Find the equation of the line passing through $$\left(3,-2\right)$$ and whose intercepts on the axes are equal in magnitude but opposite in sign.

Answer

**step1** Understanding the Problem and Intercepts

The problem asks for the equation of a line. We are given two key pieces of information:
1. The line passes through the point $$(3, -2)$$.
2. The intercepts on the axes are equal in magnitude but opposite in sign.
Let's define the intercepts. The x-intercept is the point where the line crosses the x-axis, meaning y = 0. The y-intercept is the point where the line crosses the y-axis, meaning x = 0.
Let the x-intercept be $$a$$, so the point is $$(a, 0)$$.
Let the y-intercept be $$b$$, so the point is $$(0, b)$$.
The condition "equal in magnitude but opposite in sign" means that if the x-intercept is, for example, 5, then the y-intercept must be -5. In general, this can be written as $$b = -a$$ (or $$a = -b$$).

**step2** Formulating the Equation of the Line

A common way to represent a line when its intercepts are known is the intercept form of the equation of a line:
$$\frac{x}{a} + \frac{y}{b} = 1$$
Here, $$a$$ is the x-intercept and $$b$$ is the y-intercept.
From our understanding in Step 1, we know that the y-intercept $$b$$ is the negative of the x-intercept $$a$$, so $$b = -a$$.
We substitute this relationship into the intercept form of the equation:
$$\frac{x}{a} + \frac{y}{-a} = 1$$
This simplifies to:
$$\frac{x}{a} - \frac{y}{a} = 1$$
To eliminate the denominator, we can multiply the entire equation by $$a$$ (assuming $$a$$ is not zero, which it cannot be if there are distinct non-zero intercepts):
$$x - y = a$$
This is a general equation for any line whose intercepts are equal in magnitude but opposite in sign.

**step3** Using the Given Point to Find the Intercept Value

We are given that the line passes through the point $$(3, -2)$$. This means that when $$x = 3$$ and $$y = -2$$, the equation of the line must hold true.
We substitute these values into the equation derived in Step 2:
$$x - y = a$$
$$3 - (-2) = a$$
Now, we perform the subtraction:
$$3 + 2 = a$$
$$5 = a$$
So, the value of the x-intercept $$a$$ is 5.

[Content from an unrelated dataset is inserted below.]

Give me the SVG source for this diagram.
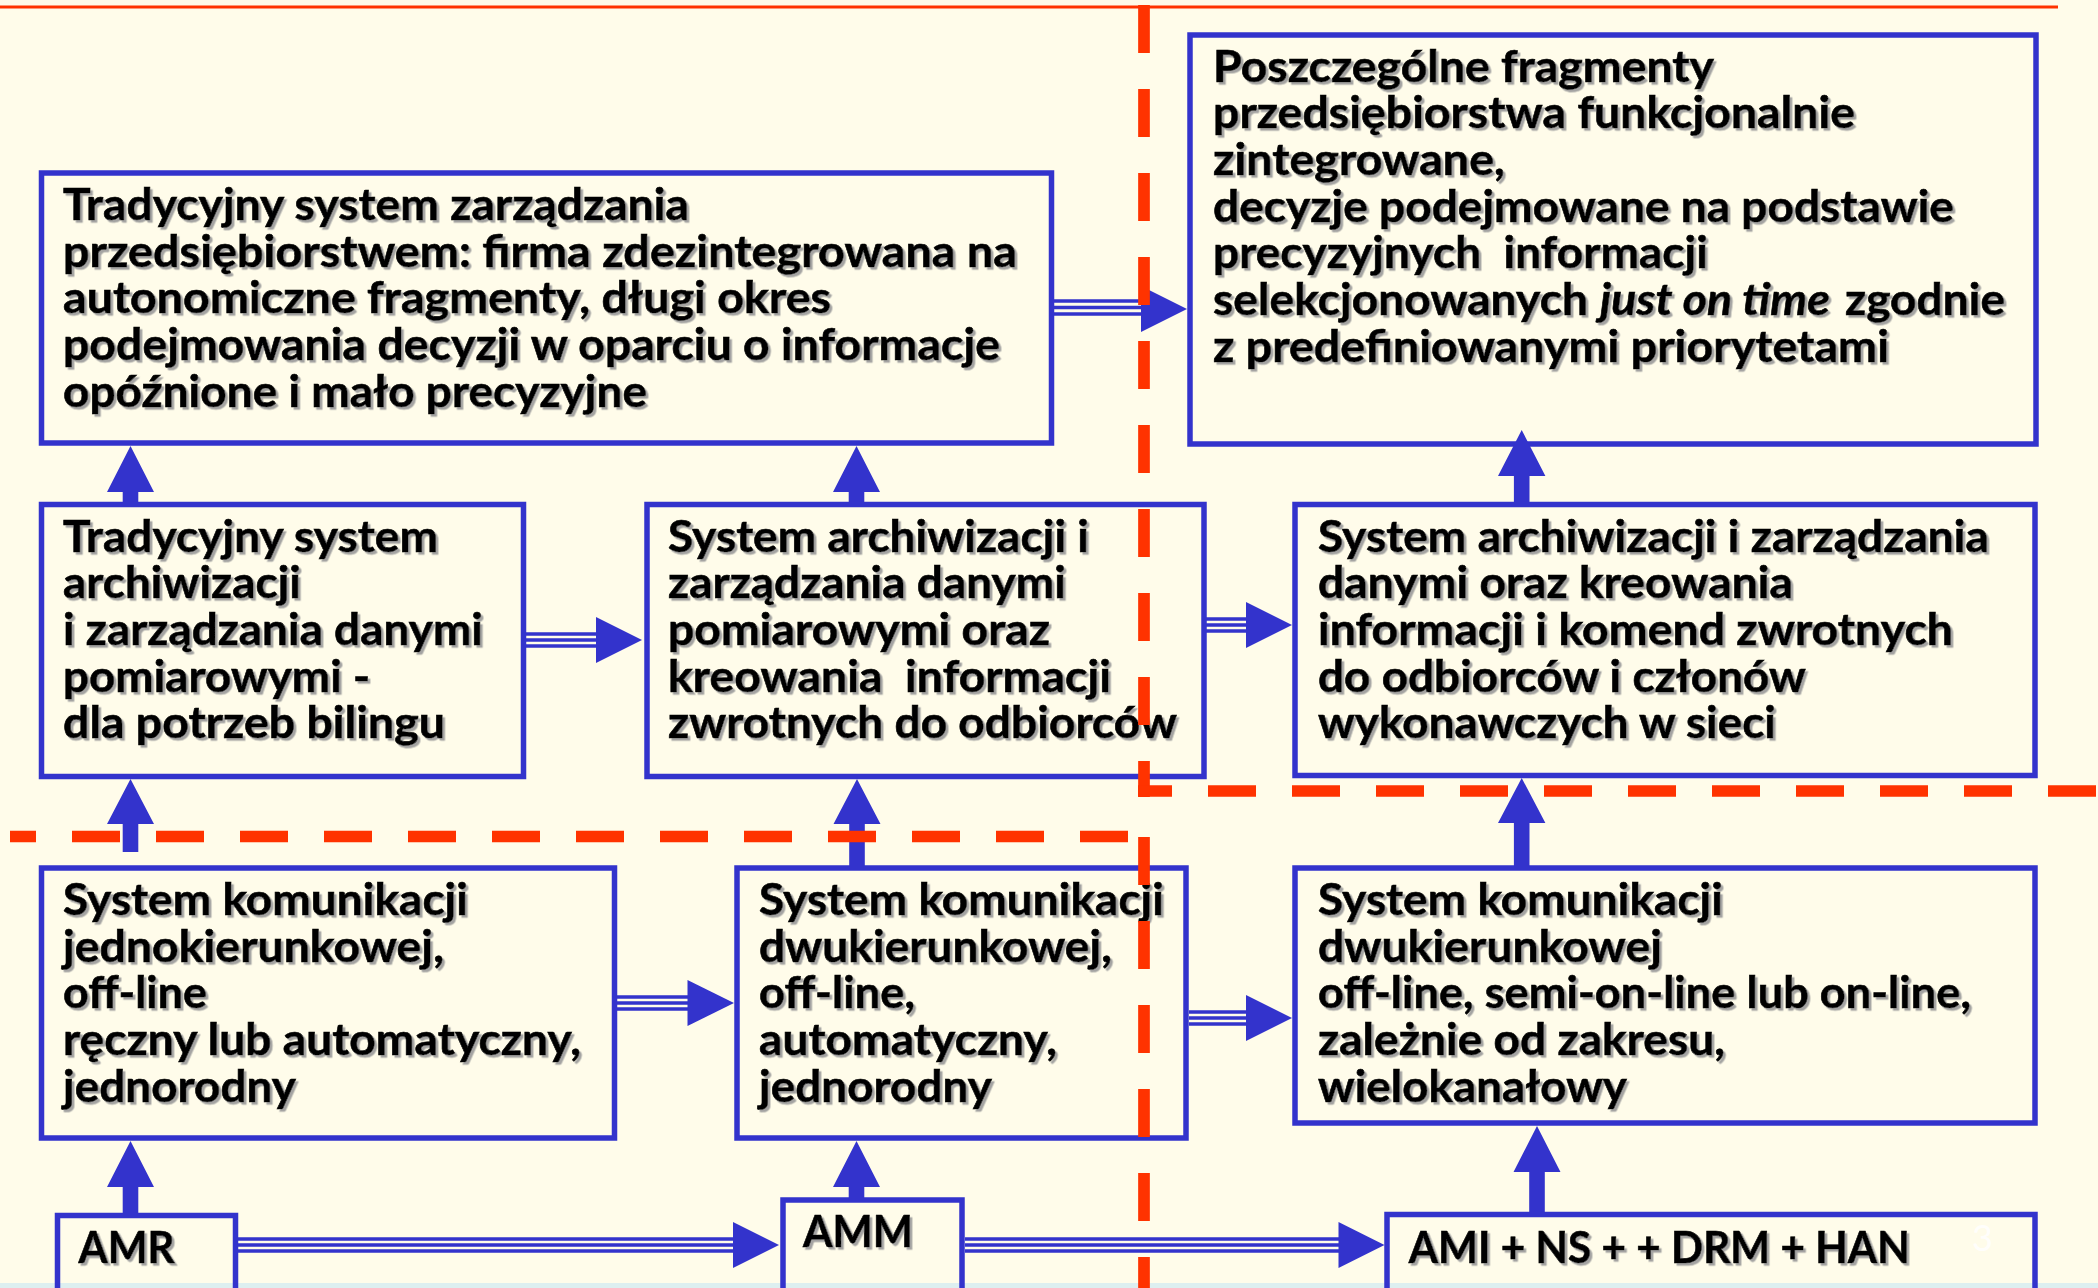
<svg xmlns="http://www.w3.org/2000/svg" width="2098" height="1288" viewBox="0 0 2098 1288">
<defs>
<filter id="sh" x="-5%" y="-20%" width="110%" height="140%">
<feDropShadow dx="2.5" dy="2.5" stdDeviation="0.6" flood-color="#9a9a9a" flood-opacity="0.9"/>
</filter>
</defs>
<style>
.bx{fill:none;stroke:#3333CC;stroke-width:5.5}
.t{font-family:Lato,"Open Sans","Liberation Sans",sans-serif;font-weight:700;font-size:43px;fill:#000;stroke:#000;stroke-width:0.6;white-space:pre}
.it{font-style:italic}
.ar{fill:#3333CC}
.bd{stroke:#3333CC;stroke-width:3.5;fill:none}
.rd{fill:none;stroke:#FF3300;stroke-width:11.7;stroke-dasharray:48 36}
</style>
<rect x="0" y="0" width="2098" height="1288" fill="#FFFCEA"/>
<rect x="0" y="1283" width="2098" height="5" fill="#DDEFF0"/>

<g id="box-tradycyjny-zarzadzanie">
<rect class="bx" x="41.5" y="173" width="1010" height="270"/>
<g filter="url(#sh)">
<text class="t" x="63" y="220" textLength="626" lengthAdjust="spacingAndGlyphs">Tradycyjny system zarządzania</text>
<text class="t" x="63" y="266.7" textLength="954" lengthAdjust="spacingAndGlyphs">przedsiębiorstwem: firma zdezintegrowana na</text>
<text class="t" x="63" y="313.3" textLength="768" lengthAdjust="spacingAndGlyphs">autonomiczne fragmenty, długi okres</text>
<text class="t" x="63" y="360" textLength="937" lengthAdjust="spacingAndGlyphs">podejmowania decyzji w oparciu o informacje</text>
<text class="t" x="63" y="406.7" textLength="584" lengthAdjust="spacingAndGlyphs">opóźnione i mało precyzyjne</text>
</g>
</g>

<g id="box-zintegrowane">
<rect class="bx" x="1190" y="35" width="846" height="409"/>
<g filter="url(#sh)">
<text class="t" x="1213" y="81.7" textLength="501" lengthAdjust="spacingAndGlyphs">Poszczególne fragmenty</text>
<text class="t" x="1213" y="128.3" textLength="642" lengthAdjust="spacingAndGlyphs">przedsiębiorstwa funkcjonalnie</text>
<text class="t" x="1213" y="175" textLength="292" lengthAdjust="spacingAndGlyphs">zintegrowane,</text>
<text class="t" x="1213" y="221.7" textLength="741" lengthAdjust="spacingAndGlyphs">decyzje podejmowane na podstawie</text>
<text class="t" x="1213" y="268.3" textLength="495" lengthAdjust="spacingAndGlyphs">precyzyjnych  informacji</text>
<text class="t" x="1213" y="315" textLength="375" lengthAdjust="spacingAndGlyphs">selekcjonowanych</text>
<text class="t it" x="1600" y="315" textLength="230" lengthAdjust="spacingAndGlyphs">just on time</text>
<text class="t" x="1845" y="315" textLength="160" lengthAdjust="spacingAndGlyphs">zgodnie</text>
<text class="t" x="1213" y="361.7" textLength="676" lengthAdjust="spacingAndGlyphs">z predefiniowanymi priorytetami</text>
</g>
</g>

<g id="box-tradycyjny-archiwizacja">
<rect class="bx" x="41.5" y="504.5" width="482" height="272"/>
<g filter="url(#sh)">
<text class="t" x="63" y="551.7" textLength="375" lengthAdjust="spacingAndGlyphs">Tradycyjny system</text>
<text class="t" x="63" y="598.3" textLength="238" lengthAdjust="spacingAndGlyphs">archiwizacji</text>
<text class="t" x="63" y="645" textLength="420" lengthAdjust="spacingAndGlyphs">i zarządzania danymi</text>
<text class="t" x="63" y="691.7" textLength="307" lengthAdjust="spacingAndGlyphs">pomiarowymi -</text>
<text class="t" x="63" y="738.3" textLength="382" lengthAdjust="spacingAndGlyphs">dla potrzeb bilingu</text>
</g>
</g>

<g id="box-archiwizacja-odbiorcy">
<rect class="bx" x="647" y="504.5" width="557" height="272"/>
<g filter="url(#sh)">
<text class="t" x="668" y="551.7" textLength="421" lengthAdjust="spacingAndGlyphs">System archiwizacji i</text>
<text class="t" x="668" y="598.3" textLength="398" lengthAdjust="spacingAndGlyphs">zarządzania danymi</text>
<text class="t" x="668" y="645" textLength="382" lengthAdjust="spacingAndGlyphs">pomiarowymi oraz</text>
<text class="t" x="668" y="691.7" textLength="443" lengthAdjust="spacingAndGlyphs">kreowania  informacji</text>
<text class="t" x="668" y="738.3" textLength="509" lengthAdjust="spacingAndGlyphs">zwrotnych do odbiorców</text>
</g>
</g>

<g id="box-archiwizacja-komendy">
<rect class="bx" x="1295" y="504.5" width="740" height="271"/>
<g filter="url(#sh)">
<text class="t" x="1318" y="551.7" textLength="671" lengthAdjust="spacingAndGlyphs">System archiwizacji i zarządzania</text>
<text class="t" x="1318" y="598.3" textLength="475" lengthAdjust="spacingAndGlyphs">danymi oraz kreowania</text>
<text class="t" x="1318" y="645" textLength="635" lengthAdjust="spacingAndGlyphs">informacji i komend zwrotnych</text>
<text class="t" x="1318" y="691.7" textLength="488" lengthAdjust="spacingAndGlyphs">do odbiorców i członów</text>
<text class="t" x="1318" y="738.3" textLength="458" lengthAdjust="spacingAndGlyphs">wykonawczych w sieci</text>
</g>
</g>

<g id="box-komunikacja-jednokierunkowa">
<rect class="bx" x="41.5" y="868" width="573" height="270"/>
<g filter="url(#sh)">
<text class="t" x="63" y="915" textLength="405" lengthAdjust="spacingAndGlyphs">System komunikacji</text>
<text class="t" x="63" y="961.7" textLength="381" lengthAdjust="spacingAndGlyphs">jednokierunkowej,</text>
<text class="t" x="63" y="1008.3" textLength="144" lengthAdjust="spacingAndGlyphs">off-line</text>
<text class="t" x="63" y="1055" textLength="518" lengthAdjust="spacingAndGlyphs">ręczny lub automatyczny,</text>
<text class="t" x="63" y="1101.7" textLength="233" lengthAdjust="spacingAndGlyphs">jednorodny</text>
</g>
</g>

<g id="box-komunikacja-dwukierunkowa">
<rect class="bx" x="737" y="868" width="449" height="270"/>
<g filter="url(#sh)">
<text class="t" x="759" y="915" textLength="405" lengthAdjust="spacingAndGlyphs">System komunikacji</text>
<text class="t" x="759" y="961.7" textLength="353" lengthAdjust="spacingAndGlyphs">dwukierunkowej,</text>
<text class="t" x="759" y="1008.3" textLength="156" lengthAdjust="spacingAndGlyphs">off-line,</text>
<text class="t" x="759" y="1055" textLength="298" lengthAdjust="spacingAndGlyphs">automatyczny,</text>
<text class="t" x="759" y="1101.7" textLength="233" lengthAdjust="spacingAndGlyphs">jednorodny</text>
</g>
</g>

<g id="box-komunikacja-wielokanalowa">
<rect class="bx" x="1295" y="868" width="740" height="255"/>
<g filter="url(#sh)">
<text class="t" x="1318" y="915" textLength="405" lengthAdjust="spacingAndGlyphs">System komunikacji</text>
<text class="t" x="1318" y="961.7" textLength="344" lengthAdjust="spacingAndGlyphs">dwukierunkowej</text>
<text class="t" x="1318" y="1008.3" textLength="653" lengthAdjust="spacingAndGlyphs">off-line, semi-on-line lub on-line,</text>
<text class="t" x="1318" y="1055" textLength="407" lengthAdjust="spacingAndGlyphs">zależnie od zakresu,</text>
<text class="t" x="1318" y="1101.7" textLength="309" lengthAdjust="spacingAndGlyphs">wielokanałowy</text>
</g>
</g>

<g id="box-amr">
<rect class="bx" x="57.5" y="1215.5" width="178" height="100"/>
<text class="t" x="78.6" y="1263.3" textLength="96" lengthAdjust="spacingAndGlyphs" filter="url(#sh)">AMR</text>
</g>

<g id="box-amm">
<rect class="bx" x="783" y="1200" width="179" height="120"/>
<text class="t" x="803" y="1247.3" textLength="110" lengthAdjust="spacingAndGlyphs" filter="url(#sh)">AMM</text>
</g>

<g id="box-ami">
<rect class="bx" x="1387" y="1214.5" width="648" height="100"/>
<text class="t" x="1408.7" y="1263.3" textLength="501" lengthAdjust="spacingAndGlyphs" filter="url(#sh)">AMI + NS + + DRM + HAN</text>
<text x="1972" y="1251" font-family="Lato,'Liberation Sans',sans-serif" font-size="36" fill="#FFFFFF" fill-opacity="0.85">3</text>
</g>

<g id="connectors">
<g class="bd">
<path d="M1054 301H1143M1054 307.5H1143M1054 314H1143"/>
<path d="M526 634H598M526 640H598M526 646H598"/>
<path d="M1206 619H1248M1206 625H1248M1206 631H1248"/>
<path d="M617 997H689M617 1003H689M617 1009H689"/>
<path d="M1189 1012H1248M1189 1018H1248M1189 1024H1248"/>
<path d="M238 1239H735M238 1245H735M238 1251H735"/>
<path d="M965 1239H1340M965 1245H1340M965 1251H1340"/>
</g>
<g class="ar">
<polygon points="1141,286 1187,309 1141,332"/>
<polygon points="596,617 642,640 596,663"/>
<polygon points="1246,602 1292,625 1246,648"/>
<polygon points="687.5,980 734,1003 687.5,1026"/>
<polygon points="1246,995 1292,1018 1246,1041"/>
<polygon points="733,1222 779,1245 733,1268"/>
<polygon points="1338.5,1222 1384.5,1245 1338.5,1268"/>
<path d="M107 492L130.5 446L154 492H138.3V502H122.7V492Z"/>
<path d="M833 492L856.5 446L880 492H864.3V502H848.7V492Z"/>
<path d="M1498 476L1521.7 430L1545.4 476H1529.5V502H1513.9V476Z"/>
<path d="M107 824L130.5 779L154 824H138.3V852H122.7V824Z"/>
<path d="M833.5 824L857 779L880.5 824H864.8V866H849.2V824Z"/>
<path d="M1498 823L1521.7 778L1545.4 823H1529.5V866H1513.9V823Z"/>
<path d="M107 1187L130.5 1141L154 1187H138.3V1214H122.7V1187Z"/>
<path d="M833 1187L856.5 1141L880 1187H864.3V1198H848.7V1187Z"/>
<path d="M1513.5 1172L1537 1126L1560.5 1172H1544.8V1213H1529.2V1172Z"/>
</g>
</g>

<g id="separators">
<line x1="0" y1="7" x2="2058" y2="7" stroke="#FF3300" stroke-width="3"/>
<path class="rd" d="M1144 5V797"/>
<path class="rd" d="M1138 791H2098" stroke-dashoffset="14"/>
<path class="rd" d="M1144 837V1288"/>
<path class="rd" d="M10 836.5H1130" stroke-dashoffset="22"/>
</g>
</svg>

**step4** Writing the Final Equation of the Line

Now that we have found the value of $$a = 5$$, we can substitute it back into the general equation we found in Step 2:
$$x - y = a$$
$$x - y = 5$$
This is the equation of the line that passes through $$(3, -2)$$ and has intercepts equal in magnitude but opposite in sign.
To verify:
If $$x=0$$, then $$-y=5 \Rightarrow y=-5$$. (y-intercept is -5)
If $$y=0$$, then $$x=5$$. (x-intercept is 5)
The intercepts are 5 and -5, which are indeed equal in magnitude ($$|5|=|-5|=5$$) and opposite in sign.
Also, substituting the point $$(3, -2)$$ into the equation: $$3 - (-2) = 3+2 = 5$$. This matches the right side of the equation, so the point lies on the line.